Thursday, September 24, 2009

My lonely date: Part 2




When I got home, it was late. I thought for sure that Mushy would be asleep. But as I walked into the kitchen I found him making up a hamburger. I watched him put toghether some bacon, spicy mayo, a patty and smiled. I put my arms around his waist, looked up at him and wanted to cry some more. How I adore this man. I love his quirkyness. Really, who makes a full meal @ 12:30 at night? But I really love the trust and support he gives me. I love how he helps me feel like I can still be me. Like I am not crazy for going to the movies by myself, and like he loves me a little bit more for doing it. I smiled up at him, and realized that while I had fun alone. I missed my Mushy. "I love you" I said. He looked down at me smiled, and kissed my forehead and then started in on his hamburger.  I laughed to myself as I got ready for bed. I felt that I had a very eventful night. 
1: How free and liberating I felt going to a movie all by my self! Who does that?
2: Yes, I even got myself a treat at the movies. 
3:  I cried my eyes out like a baby, and didn't even feel embarassed.
4: Realized that although I liked having the freedom to do things alone, I missed Mushy and realized that I am only alone without him. 
5: Remembered how different girls and boys are, and that while I had felt a span of emotion that evening, Mushy just had a regualr night out.

Mushys Night:
1: Boys night out, watching some fighting matches with a local Ultimate fighting Club.
2: Got home late. 
3: Made his favorite thing to eat, then ate it obscenly late at night. 
4: Went to bed.


Gotta love it.  

Sunday, September 20, 2009

MY LONLEY DATE: Part 1

Last night I went on a date, with myself.
I wore my new favorite LBD.

A fashionable headband, equip with bow and feathers. 
leggings with knee high boots and
my red scarf..... that is rapidly approaching a signature piece. 

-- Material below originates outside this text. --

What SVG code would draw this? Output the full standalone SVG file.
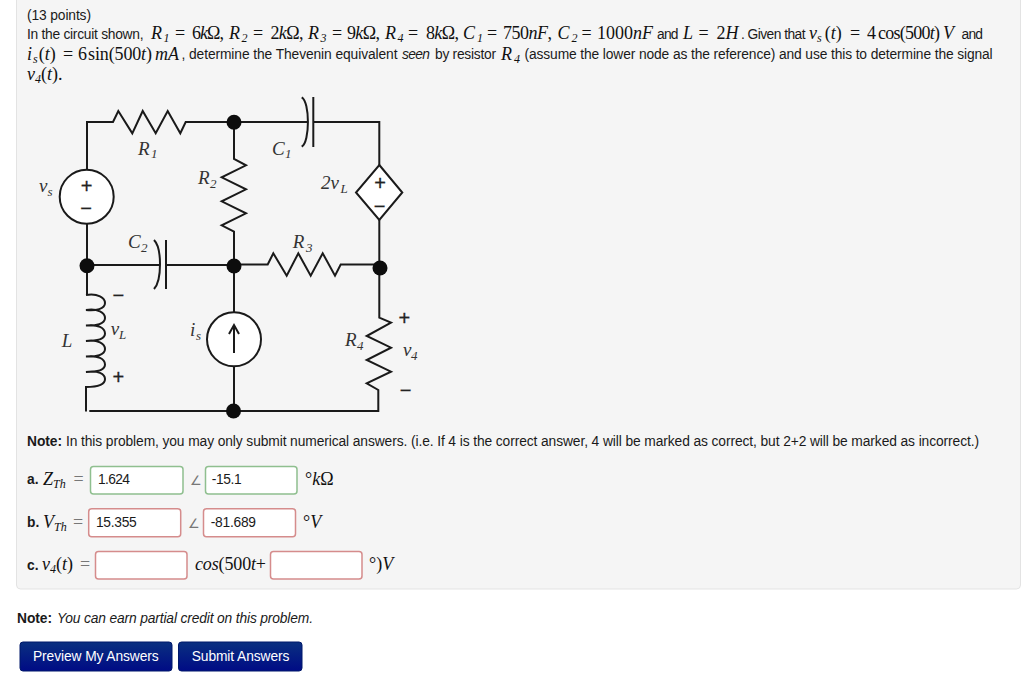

"Am I too dressed up for a movie with myself?"I thought as I looked in the mirror before dashing out the door? 

Then I realized that I SHOULD want to look fabulous for my self. I twirled around in the mirror to give my hot bod on last look, and off I went.

As I was walking up to the ticket booth, I passed a group of tween girls. They "oohed" and "awed" as I walked past, and they told me that they loved my outfit. I flashed them a big smile and thanked them, fall the while feeling completley silly and frivilous for wearing such an outft to the movies. Then I bought 1 ticket to the "Time Travelers Wife ." Once inside I splurged and bought myself a kids popcorn combo. It came with a small drink, small popcorn and a packet of fruit snacks. 

                                                popcorn_soda.jpg


I found my place in the theater, settled in , and started in on my popcorn. As I sat alone I reveled in my oneness. When the movie came to a point that hit me deeply,  I cried my eyes out I appreciated that I was alone. I probably cried longer and harder than I would have if I saw it with anybody else. I couldn't help but feel grateful for the choice I had made to go on a date alone. I felt like I could let loose and cry out some pent up emotion, and then heal all in the space of a movie. As I drove home, I felt like a liberated woman who was confident enough to enjoy life on my own. 


Do you ever go to the movies by yourself? Why or why not?